An Apple patent application has described how transparent glass keycaps could be used to improve MacBook keyboard durability.
Rather fittingly, given the unhappy history of the butterfly keyboard on MacBooks, the patent acknowledges the difficulties inherent in trying to design a keyboard that is both thin and durable…
One perennial problem with keyboards is that printed keycaps tend to wear off over time. The patent application describes a way to completely avoid that by having inverted keyboard glyphs beneath the surface, so that light shines through the transparent surface.
The result, says Apple, would be keycaps that are very thin but extremely durable.
In some cases, the transparent body can comprise a glass material, the carrier body can comprise a polymer material, and the light-blocking material can comprise an opaque layer positioned between the glass material and the polymer material. The transparent body can comprise a transparent polymer material, and the top external surface can also comprise concave curvature.

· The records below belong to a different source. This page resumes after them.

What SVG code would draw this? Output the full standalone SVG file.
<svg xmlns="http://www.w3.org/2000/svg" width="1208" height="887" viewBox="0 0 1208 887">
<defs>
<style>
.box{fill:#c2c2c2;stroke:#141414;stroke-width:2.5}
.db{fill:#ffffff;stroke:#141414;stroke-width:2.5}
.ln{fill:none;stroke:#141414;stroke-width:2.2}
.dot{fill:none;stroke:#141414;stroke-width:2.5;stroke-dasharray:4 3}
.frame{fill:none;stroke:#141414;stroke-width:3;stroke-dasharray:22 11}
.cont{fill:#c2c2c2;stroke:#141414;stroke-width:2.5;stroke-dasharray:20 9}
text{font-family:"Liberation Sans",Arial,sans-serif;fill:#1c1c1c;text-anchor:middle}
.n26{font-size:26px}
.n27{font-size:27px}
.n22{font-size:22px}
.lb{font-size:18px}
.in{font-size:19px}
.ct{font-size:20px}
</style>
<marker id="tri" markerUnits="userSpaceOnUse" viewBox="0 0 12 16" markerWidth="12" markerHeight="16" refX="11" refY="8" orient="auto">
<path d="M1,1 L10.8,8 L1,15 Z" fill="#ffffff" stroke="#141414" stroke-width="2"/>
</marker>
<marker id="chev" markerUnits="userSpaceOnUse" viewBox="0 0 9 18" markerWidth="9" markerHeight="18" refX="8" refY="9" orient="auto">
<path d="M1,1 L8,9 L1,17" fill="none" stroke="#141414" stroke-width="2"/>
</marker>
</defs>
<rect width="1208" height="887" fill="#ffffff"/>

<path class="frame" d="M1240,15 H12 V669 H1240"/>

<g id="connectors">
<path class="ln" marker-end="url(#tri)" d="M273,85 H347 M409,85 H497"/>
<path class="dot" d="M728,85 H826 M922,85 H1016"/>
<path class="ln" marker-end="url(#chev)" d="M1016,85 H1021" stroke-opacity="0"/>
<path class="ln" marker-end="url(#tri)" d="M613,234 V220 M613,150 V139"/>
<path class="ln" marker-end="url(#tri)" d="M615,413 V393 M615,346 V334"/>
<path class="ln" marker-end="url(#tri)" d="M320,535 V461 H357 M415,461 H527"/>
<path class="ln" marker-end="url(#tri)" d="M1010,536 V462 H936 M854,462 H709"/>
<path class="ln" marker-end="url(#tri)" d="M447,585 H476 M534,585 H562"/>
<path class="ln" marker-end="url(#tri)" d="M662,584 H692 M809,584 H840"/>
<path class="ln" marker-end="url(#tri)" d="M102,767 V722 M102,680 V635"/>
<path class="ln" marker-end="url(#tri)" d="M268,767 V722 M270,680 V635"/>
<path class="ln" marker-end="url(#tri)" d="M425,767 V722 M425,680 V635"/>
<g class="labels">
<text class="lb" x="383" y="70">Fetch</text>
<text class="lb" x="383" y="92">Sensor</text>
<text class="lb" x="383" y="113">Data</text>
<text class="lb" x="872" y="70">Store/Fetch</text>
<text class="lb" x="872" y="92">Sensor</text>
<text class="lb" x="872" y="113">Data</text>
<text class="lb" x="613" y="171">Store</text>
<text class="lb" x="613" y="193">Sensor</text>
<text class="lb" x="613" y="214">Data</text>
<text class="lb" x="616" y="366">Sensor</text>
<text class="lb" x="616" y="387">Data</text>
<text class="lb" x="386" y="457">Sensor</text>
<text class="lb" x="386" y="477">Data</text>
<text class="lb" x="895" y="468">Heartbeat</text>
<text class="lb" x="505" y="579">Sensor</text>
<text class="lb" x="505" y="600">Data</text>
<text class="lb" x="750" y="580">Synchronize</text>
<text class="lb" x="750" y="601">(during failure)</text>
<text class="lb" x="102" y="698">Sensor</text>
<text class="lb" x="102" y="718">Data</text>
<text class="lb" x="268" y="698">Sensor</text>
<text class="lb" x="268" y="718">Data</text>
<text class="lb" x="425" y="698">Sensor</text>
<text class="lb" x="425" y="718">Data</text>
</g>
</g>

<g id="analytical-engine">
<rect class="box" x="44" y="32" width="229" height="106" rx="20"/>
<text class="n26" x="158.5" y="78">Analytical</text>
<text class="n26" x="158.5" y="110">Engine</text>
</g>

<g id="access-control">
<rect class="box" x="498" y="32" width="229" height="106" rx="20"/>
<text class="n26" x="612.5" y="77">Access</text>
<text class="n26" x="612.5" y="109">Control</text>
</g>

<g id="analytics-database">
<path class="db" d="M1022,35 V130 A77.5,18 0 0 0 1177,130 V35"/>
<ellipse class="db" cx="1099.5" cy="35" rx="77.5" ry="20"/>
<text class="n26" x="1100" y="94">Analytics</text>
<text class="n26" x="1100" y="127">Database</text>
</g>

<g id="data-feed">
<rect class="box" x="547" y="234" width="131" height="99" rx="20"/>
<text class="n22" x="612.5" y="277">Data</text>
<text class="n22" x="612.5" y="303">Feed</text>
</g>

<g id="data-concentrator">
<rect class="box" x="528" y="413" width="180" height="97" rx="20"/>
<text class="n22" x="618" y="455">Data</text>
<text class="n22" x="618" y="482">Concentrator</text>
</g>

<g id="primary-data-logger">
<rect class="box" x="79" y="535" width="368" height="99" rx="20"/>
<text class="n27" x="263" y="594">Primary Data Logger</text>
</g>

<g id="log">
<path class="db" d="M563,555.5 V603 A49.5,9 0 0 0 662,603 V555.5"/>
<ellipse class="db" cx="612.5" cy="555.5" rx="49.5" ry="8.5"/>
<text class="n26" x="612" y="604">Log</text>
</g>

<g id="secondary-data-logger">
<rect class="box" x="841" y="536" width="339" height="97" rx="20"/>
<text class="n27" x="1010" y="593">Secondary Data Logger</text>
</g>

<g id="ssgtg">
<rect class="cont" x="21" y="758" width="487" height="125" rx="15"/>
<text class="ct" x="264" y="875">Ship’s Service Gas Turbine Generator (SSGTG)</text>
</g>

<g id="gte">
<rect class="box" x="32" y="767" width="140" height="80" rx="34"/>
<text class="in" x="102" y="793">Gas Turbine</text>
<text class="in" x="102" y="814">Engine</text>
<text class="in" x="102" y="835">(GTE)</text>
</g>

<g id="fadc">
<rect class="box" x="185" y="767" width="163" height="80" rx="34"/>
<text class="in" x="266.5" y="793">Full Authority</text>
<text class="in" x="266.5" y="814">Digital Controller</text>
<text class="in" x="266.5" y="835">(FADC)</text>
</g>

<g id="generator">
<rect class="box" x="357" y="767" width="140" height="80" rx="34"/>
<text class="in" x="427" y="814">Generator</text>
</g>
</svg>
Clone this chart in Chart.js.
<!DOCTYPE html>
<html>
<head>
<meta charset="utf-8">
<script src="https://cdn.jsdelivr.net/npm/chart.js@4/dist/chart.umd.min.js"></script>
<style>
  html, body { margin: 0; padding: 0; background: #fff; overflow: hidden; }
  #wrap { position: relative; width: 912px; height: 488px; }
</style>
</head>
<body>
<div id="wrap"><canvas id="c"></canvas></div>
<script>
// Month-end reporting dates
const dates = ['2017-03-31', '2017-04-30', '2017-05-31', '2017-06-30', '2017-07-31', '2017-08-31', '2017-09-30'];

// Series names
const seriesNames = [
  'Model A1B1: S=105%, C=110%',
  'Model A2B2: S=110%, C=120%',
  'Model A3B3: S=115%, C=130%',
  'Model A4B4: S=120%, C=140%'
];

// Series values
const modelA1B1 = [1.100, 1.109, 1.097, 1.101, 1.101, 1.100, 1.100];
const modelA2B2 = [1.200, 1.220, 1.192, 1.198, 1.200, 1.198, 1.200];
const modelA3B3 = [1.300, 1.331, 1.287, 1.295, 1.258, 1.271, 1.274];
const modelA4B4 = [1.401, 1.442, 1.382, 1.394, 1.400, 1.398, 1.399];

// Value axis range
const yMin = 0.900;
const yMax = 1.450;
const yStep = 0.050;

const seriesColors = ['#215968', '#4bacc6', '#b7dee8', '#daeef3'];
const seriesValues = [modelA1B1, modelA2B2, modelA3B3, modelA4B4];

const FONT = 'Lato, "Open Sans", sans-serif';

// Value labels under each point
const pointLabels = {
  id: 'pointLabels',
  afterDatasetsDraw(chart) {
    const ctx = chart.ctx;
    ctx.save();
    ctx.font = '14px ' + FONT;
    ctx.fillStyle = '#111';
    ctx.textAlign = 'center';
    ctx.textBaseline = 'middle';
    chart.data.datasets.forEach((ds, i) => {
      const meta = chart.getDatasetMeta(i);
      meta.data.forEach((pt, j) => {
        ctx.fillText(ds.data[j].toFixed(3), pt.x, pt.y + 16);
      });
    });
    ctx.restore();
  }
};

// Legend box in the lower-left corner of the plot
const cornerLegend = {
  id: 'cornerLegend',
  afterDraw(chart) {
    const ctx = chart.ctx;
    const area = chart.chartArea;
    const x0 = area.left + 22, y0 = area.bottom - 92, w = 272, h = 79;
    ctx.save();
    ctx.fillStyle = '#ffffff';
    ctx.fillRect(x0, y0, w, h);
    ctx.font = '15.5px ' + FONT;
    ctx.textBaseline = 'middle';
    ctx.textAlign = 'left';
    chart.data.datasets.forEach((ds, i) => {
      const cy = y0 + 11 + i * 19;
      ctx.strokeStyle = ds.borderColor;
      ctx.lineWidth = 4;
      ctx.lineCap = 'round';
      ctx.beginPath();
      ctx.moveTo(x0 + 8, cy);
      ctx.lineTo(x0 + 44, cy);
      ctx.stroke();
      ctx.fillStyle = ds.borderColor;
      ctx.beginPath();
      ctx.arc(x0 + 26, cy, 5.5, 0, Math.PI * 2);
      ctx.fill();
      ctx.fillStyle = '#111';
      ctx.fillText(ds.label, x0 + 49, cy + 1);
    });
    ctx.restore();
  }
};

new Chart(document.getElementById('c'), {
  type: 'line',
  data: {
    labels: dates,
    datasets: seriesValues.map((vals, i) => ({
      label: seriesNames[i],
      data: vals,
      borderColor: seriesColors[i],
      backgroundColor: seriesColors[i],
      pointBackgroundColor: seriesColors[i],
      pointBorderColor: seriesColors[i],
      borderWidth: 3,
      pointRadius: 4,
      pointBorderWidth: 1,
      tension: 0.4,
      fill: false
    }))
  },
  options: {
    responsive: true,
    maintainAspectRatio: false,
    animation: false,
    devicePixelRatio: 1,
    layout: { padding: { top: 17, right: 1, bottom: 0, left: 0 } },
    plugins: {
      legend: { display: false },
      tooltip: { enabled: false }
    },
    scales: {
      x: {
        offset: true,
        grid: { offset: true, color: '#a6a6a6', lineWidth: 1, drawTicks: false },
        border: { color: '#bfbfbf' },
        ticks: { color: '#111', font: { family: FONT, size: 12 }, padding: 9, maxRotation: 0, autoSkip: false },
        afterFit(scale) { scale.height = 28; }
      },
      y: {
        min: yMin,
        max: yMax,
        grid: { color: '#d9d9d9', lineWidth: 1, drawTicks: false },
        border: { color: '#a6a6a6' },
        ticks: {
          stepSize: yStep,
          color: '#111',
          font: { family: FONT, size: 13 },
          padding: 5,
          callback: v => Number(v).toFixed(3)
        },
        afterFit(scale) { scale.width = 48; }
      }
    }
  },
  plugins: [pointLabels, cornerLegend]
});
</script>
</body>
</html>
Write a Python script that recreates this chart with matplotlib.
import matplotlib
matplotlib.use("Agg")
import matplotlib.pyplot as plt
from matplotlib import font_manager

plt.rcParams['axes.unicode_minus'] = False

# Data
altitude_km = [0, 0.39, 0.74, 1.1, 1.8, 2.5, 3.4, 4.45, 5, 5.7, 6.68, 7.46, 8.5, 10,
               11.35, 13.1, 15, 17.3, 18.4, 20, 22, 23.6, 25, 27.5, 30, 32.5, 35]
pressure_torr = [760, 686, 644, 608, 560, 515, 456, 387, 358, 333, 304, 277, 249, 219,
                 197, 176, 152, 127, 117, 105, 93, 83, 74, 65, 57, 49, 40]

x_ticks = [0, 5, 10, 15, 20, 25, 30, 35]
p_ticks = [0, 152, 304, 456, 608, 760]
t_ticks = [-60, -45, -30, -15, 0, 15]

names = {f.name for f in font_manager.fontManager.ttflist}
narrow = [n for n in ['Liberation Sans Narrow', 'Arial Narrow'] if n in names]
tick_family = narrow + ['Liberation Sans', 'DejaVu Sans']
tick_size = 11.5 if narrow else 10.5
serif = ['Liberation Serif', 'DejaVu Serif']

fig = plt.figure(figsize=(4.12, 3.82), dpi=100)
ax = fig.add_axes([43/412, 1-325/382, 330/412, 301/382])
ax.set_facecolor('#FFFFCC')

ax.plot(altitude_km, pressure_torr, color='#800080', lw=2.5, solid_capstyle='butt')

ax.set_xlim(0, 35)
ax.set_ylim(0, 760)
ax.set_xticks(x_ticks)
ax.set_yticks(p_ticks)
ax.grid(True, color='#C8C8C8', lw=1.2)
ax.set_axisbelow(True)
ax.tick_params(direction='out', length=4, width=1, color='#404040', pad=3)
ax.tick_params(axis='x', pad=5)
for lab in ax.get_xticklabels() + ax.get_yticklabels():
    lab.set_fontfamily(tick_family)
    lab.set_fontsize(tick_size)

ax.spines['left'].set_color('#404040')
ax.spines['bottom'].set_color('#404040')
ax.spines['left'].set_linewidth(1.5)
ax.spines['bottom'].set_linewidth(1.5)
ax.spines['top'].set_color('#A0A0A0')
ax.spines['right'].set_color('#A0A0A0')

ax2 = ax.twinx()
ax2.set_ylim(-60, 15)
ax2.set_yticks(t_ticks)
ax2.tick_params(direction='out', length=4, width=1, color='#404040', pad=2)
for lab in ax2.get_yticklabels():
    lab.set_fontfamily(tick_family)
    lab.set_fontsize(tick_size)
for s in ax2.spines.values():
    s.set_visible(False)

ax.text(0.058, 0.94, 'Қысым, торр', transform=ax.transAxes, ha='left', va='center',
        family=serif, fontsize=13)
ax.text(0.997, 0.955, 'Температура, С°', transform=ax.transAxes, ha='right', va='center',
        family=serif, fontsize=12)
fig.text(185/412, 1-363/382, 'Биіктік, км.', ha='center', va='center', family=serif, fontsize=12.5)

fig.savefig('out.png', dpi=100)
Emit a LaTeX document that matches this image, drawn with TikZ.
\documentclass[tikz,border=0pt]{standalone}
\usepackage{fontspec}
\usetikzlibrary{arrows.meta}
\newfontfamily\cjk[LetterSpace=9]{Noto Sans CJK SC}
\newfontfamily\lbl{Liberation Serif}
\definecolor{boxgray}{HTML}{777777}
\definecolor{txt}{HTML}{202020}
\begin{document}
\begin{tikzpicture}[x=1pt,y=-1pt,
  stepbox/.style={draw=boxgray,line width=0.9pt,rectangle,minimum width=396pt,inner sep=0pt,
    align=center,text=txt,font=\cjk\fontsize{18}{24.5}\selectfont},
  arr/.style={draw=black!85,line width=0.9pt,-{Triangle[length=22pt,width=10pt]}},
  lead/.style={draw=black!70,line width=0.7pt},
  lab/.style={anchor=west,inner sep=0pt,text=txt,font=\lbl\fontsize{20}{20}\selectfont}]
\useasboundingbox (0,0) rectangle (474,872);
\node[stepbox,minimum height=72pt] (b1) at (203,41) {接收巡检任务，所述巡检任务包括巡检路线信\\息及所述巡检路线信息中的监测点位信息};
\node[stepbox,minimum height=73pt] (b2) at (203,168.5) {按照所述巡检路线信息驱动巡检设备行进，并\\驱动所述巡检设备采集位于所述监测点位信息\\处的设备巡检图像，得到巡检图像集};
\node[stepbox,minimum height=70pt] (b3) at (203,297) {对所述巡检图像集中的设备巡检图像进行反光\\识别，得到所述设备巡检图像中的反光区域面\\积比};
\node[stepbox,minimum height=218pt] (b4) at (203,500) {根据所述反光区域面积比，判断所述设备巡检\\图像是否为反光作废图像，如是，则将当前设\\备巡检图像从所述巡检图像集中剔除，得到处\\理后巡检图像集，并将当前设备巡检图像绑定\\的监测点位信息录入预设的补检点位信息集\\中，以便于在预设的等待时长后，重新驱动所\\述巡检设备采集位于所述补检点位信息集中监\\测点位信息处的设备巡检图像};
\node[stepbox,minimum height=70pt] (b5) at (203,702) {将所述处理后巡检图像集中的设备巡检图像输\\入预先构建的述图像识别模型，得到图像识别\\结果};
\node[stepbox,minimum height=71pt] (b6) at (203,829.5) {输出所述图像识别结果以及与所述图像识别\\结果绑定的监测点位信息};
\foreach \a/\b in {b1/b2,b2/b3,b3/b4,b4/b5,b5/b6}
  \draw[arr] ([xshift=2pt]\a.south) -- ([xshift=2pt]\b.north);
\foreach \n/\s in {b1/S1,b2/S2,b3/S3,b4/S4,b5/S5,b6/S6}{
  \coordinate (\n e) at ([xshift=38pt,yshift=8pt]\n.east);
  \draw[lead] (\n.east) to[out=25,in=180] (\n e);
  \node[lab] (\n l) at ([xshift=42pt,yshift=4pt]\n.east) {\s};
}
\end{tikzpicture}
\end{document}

That concave curvature can be substantially cylindrically or spherically concave.
Apple initially played down problems with the butterfly keyboards it introduced in an effort to make MacBooks thinner before offering a service program for them, trying revised materials that didn’t solve the problem — and eventually abandoning the design in favor of a new-generation scissor mechanism first fitted to the 16-inch MacBook Pro. Further improving keyboard durability is certainly a worthy goal.